==== INPUT RECORDS
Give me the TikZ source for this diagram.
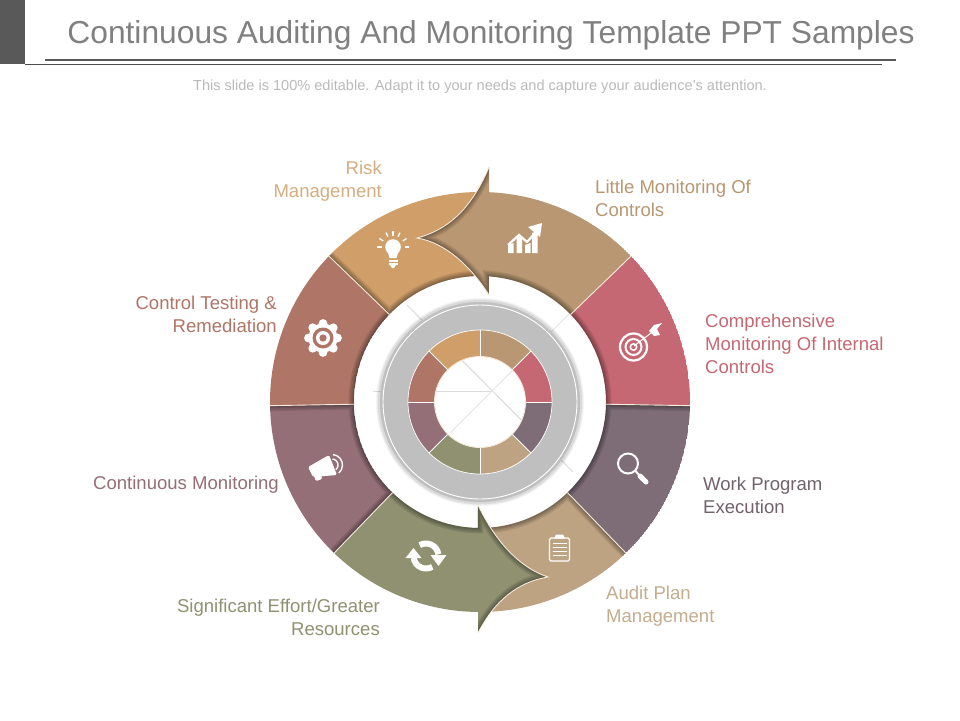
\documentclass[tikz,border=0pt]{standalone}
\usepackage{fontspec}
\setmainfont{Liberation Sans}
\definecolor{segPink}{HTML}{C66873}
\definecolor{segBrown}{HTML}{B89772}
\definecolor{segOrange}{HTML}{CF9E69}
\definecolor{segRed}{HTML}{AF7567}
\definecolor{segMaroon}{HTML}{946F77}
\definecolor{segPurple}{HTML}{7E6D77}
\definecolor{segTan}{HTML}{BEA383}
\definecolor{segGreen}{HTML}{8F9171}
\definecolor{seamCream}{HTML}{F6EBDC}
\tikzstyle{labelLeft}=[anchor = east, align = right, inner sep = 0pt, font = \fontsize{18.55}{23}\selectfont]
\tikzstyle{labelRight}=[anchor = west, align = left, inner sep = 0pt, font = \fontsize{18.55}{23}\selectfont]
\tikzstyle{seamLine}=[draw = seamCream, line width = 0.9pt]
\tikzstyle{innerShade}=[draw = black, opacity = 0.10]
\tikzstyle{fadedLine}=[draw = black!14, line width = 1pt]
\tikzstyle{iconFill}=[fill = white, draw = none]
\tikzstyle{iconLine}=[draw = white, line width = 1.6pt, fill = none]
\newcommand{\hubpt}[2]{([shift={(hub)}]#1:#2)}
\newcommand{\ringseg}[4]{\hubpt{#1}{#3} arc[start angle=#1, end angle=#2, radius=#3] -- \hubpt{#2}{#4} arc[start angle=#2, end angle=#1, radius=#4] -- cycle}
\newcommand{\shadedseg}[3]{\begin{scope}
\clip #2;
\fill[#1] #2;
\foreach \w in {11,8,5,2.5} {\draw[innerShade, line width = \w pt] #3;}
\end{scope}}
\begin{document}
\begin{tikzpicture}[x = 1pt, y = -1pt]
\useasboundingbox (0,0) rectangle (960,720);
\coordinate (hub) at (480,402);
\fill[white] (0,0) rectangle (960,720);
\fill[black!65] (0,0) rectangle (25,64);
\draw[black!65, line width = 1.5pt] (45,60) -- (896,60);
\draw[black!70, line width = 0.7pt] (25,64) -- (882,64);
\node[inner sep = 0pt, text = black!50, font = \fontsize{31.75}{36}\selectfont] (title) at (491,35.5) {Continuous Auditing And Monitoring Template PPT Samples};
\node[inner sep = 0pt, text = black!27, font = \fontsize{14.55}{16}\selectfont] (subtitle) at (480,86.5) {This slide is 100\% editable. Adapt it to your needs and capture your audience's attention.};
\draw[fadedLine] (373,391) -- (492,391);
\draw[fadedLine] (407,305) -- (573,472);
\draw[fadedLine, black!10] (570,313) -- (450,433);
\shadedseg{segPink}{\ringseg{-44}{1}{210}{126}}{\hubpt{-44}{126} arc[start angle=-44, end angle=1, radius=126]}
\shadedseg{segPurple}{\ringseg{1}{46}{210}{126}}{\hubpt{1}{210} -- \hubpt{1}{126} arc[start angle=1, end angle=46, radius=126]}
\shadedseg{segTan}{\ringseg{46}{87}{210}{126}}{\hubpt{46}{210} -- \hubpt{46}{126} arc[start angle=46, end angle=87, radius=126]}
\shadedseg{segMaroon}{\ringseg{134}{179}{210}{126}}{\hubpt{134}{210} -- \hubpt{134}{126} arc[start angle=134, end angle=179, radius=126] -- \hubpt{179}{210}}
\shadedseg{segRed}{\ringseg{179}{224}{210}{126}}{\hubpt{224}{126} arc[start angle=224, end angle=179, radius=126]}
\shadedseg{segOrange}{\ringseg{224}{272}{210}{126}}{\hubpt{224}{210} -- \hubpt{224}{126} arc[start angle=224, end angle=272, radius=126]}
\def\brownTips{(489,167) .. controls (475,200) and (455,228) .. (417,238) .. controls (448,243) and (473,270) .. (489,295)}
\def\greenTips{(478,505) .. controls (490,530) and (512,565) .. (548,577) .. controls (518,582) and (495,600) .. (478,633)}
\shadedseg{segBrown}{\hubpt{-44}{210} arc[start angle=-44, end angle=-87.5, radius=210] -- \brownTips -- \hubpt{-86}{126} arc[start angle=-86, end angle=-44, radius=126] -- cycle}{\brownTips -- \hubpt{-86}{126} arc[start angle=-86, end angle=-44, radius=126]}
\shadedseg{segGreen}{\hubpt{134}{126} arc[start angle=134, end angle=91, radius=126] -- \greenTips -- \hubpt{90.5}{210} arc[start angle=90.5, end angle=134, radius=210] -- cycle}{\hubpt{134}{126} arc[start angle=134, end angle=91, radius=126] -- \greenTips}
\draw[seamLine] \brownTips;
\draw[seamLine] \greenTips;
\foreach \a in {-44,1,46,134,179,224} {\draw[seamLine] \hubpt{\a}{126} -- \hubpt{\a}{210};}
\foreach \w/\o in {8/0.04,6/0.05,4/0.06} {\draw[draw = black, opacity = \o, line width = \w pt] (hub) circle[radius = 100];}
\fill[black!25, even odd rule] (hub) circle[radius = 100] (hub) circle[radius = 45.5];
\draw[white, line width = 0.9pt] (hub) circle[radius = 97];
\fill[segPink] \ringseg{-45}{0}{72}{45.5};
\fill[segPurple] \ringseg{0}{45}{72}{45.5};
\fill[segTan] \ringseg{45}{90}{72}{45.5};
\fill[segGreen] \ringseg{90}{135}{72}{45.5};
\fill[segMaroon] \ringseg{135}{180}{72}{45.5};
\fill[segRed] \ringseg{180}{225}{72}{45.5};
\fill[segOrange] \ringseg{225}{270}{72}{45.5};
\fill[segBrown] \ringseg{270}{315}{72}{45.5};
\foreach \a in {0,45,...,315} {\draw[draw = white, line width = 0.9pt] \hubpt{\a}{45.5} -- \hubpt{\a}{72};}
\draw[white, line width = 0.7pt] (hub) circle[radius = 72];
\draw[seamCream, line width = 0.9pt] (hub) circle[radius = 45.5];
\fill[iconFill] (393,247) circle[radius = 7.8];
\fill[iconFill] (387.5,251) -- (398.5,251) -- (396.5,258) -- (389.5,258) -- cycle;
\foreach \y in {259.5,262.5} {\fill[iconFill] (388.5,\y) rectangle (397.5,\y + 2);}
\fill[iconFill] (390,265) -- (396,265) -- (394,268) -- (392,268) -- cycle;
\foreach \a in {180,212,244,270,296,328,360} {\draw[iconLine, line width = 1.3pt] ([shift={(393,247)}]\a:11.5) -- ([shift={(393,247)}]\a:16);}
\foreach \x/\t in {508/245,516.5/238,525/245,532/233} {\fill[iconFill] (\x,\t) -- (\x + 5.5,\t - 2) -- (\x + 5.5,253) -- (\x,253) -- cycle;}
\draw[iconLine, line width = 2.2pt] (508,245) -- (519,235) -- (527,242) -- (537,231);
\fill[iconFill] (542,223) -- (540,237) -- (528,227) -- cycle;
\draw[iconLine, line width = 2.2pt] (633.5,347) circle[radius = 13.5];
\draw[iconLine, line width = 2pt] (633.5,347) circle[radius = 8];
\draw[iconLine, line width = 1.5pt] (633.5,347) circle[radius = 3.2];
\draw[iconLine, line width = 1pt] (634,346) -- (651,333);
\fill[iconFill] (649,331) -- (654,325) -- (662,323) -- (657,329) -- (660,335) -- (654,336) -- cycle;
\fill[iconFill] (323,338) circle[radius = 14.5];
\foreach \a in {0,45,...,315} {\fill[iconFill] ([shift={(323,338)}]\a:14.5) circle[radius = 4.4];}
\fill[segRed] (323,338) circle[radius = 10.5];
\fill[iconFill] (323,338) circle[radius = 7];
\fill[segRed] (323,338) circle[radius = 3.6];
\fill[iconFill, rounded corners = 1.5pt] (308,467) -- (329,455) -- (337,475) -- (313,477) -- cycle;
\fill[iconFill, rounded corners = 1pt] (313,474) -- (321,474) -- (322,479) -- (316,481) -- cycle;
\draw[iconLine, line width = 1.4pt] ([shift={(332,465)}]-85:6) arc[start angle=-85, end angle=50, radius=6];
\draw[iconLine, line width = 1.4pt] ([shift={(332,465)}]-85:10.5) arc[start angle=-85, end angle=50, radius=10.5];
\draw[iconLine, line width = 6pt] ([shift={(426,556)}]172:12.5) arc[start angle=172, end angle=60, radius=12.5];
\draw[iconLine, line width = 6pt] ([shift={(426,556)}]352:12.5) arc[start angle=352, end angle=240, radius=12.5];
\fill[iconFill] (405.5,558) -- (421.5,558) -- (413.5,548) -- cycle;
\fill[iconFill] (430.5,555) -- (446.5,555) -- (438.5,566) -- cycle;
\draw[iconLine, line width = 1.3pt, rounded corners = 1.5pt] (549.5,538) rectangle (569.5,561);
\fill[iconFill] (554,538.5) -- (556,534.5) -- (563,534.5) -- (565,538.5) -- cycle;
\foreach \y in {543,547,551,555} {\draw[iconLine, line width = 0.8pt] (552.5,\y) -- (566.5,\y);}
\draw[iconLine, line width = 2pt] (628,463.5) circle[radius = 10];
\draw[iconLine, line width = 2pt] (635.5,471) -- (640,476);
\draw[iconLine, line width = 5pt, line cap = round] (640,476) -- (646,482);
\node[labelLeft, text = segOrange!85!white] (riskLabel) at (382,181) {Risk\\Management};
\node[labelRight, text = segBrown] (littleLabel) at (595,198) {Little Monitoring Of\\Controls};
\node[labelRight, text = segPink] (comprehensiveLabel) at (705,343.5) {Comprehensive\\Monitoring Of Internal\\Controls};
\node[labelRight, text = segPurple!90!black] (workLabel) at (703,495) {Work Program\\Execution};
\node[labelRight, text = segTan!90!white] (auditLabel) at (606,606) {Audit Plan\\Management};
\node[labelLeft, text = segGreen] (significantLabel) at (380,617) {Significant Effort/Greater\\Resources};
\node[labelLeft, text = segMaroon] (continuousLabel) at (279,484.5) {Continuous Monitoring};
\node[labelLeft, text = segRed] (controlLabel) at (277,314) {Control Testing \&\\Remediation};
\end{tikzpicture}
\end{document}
========
==== INPUT RECORDS
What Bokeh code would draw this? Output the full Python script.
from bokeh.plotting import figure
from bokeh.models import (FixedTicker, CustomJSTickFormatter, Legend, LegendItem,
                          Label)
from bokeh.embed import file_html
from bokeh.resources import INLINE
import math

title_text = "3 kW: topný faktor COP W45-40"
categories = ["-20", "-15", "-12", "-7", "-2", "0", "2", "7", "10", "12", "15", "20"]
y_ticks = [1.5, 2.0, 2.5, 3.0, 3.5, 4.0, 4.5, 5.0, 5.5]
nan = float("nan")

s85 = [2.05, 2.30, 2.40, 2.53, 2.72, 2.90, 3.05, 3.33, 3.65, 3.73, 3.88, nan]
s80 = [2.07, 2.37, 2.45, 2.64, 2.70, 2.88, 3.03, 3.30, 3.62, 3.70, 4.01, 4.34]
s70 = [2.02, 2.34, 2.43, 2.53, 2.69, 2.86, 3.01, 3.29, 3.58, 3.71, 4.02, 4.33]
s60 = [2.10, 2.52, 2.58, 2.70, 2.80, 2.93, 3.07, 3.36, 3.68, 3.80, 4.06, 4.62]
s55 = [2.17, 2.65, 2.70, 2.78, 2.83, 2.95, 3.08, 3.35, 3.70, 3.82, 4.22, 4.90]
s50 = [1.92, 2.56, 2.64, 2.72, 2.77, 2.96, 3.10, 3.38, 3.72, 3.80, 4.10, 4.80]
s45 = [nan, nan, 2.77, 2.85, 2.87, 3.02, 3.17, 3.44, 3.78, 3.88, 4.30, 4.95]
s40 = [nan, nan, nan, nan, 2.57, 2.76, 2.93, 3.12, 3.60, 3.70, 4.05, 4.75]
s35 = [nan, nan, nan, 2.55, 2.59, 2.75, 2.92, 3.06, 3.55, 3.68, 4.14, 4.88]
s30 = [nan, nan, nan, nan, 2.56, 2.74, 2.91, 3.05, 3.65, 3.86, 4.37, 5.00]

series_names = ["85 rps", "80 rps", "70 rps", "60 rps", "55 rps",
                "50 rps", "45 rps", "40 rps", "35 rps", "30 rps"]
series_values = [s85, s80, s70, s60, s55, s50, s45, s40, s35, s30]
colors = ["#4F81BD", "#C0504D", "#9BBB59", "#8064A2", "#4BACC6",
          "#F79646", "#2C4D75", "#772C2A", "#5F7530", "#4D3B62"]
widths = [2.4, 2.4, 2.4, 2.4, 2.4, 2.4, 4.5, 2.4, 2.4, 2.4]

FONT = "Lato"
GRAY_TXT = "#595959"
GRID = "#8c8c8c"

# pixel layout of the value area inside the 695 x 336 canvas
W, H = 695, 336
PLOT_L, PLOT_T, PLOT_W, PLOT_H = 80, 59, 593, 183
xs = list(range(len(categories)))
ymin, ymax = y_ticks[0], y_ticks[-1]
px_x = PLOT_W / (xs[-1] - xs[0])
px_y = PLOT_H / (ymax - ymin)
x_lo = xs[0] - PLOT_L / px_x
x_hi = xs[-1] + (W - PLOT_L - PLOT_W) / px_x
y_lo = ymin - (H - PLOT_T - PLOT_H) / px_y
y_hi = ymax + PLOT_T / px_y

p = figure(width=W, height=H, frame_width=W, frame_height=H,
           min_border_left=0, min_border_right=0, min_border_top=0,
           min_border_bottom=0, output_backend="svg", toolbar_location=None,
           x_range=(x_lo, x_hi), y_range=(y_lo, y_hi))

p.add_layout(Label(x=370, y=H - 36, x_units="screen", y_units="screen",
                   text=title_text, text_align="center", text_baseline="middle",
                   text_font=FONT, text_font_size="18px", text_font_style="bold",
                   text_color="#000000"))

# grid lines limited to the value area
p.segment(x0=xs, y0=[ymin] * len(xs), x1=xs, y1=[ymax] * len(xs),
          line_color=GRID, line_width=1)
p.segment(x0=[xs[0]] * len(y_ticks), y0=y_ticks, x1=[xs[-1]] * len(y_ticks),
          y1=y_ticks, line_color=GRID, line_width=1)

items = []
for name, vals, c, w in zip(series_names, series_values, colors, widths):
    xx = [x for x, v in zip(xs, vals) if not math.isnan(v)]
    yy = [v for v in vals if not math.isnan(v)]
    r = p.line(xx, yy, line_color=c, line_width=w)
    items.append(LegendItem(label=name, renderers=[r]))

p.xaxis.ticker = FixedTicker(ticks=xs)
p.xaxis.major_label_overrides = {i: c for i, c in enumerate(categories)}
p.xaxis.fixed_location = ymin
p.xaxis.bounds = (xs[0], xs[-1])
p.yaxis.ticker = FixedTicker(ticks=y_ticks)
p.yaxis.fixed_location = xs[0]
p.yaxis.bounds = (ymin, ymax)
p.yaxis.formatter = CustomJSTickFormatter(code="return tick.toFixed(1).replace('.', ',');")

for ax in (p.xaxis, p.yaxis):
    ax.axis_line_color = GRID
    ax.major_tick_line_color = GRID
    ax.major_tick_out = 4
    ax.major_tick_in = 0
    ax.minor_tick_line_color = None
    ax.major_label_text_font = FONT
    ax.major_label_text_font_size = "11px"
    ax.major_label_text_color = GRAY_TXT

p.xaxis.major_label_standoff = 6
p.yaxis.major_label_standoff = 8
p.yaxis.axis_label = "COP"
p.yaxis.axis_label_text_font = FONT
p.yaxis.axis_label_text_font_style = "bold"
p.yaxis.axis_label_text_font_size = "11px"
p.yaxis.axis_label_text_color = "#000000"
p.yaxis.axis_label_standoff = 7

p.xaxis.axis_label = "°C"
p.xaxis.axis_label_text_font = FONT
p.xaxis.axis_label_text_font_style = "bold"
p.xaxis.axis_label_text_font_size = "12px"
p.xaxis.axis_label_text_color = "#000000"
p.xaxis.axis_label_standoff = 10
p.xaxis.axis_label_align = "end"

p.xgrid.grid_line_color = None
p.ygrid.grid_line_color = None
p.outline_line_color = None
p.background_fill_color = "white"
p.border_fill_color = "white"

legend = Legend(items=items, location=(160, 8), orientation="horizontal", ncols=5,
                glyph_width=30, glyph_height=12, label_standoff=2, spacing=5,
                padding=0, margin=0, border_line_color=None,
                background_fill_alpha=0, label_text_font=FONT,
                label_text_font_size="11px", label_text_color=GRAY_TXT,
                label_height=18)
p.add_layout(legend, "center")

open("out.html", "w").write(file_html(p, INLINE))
========
**WHAT YOU NEED TO DO**
Starting at the line that contains "What Bokeh code", repeat each line exactly, and stop after the line that contains "3.86, 4.37, 5.00]".

**COMPLETED EXERCISE**
What Bokeh code would draw this? Output the full Python script.
from bokeh.plotting import figure
from bokeh.models import (FixedTicker, CustomJSTickFormatter, Legend, LegendItem,
                          Label)
from bokeh.embed import file_html
from bokeh.resources import INLINE
import math

title_text = "3 kW: topný faktor COP W45-40"
categories = ["-20", "-15", "-12", "-7", "-2", "0", "2", "7", "10", "12", "15", "20"]
y_ticks = [1.5, 2.0, 2.5, 3.0, 3.5, 4.0, 4.5, 5.0, 5.5]
nan = float("nan")

s85 = [2.05, 2.30, 2.40, 2.53, 2.72, 2.90, 3.05, 3.33, 3.65, 3.73, 3.88, nan]
s80 = [2.07, 2.37, 2.45, 2.64, 2.70, 2.88, 3.03, 3.30, 3.62, 3.70, 4.01, 4.34]
s70 = [2.02, 2.34, 2.43, 2.53, 2.69, 2.86, 3.01, 3.29, 3.58, 3.71, 4.02, 4.33]
s60 = [2.10, 2.52, 2.58, 2.70, 2.80, 2.93, 3.07, 3.36, 3.68, 3.80, 4.06, 4.62]
s55 = [2.17, 2.65, 2.70, 2.78, 2.83, 2.95, 3.08, 3.35, 3.70, 3.82, 4.22, 4.90]
s50 = [1.92, 2.56, 2.64, 2.72, 2.77, 2.96, 3.10, 3.38, 3.72, 3.80, 4.10, 4.80]
s45 = [nan, nan, 2.77, 2.85, 2.87, 3.02, 3.17, 3.44, 3.78, 3.88, 4.30, 4.95]
s40 = [nan, nan, nan, nan, 2.57, 2.76, 2.93, 3.12, 3.60, 3.70, 4.05, 4.75]
s35 = [nan, nan, nan, 2.55, 2.59, 2.75, 2.92, 3.06, 3.55, 3.68, 4.14, 4.88]
s30 = [nan, nan, nan, nan, 2.56, 2.74, 2.91, 3.05, 3.65, 3.86, 4.37, 5.00]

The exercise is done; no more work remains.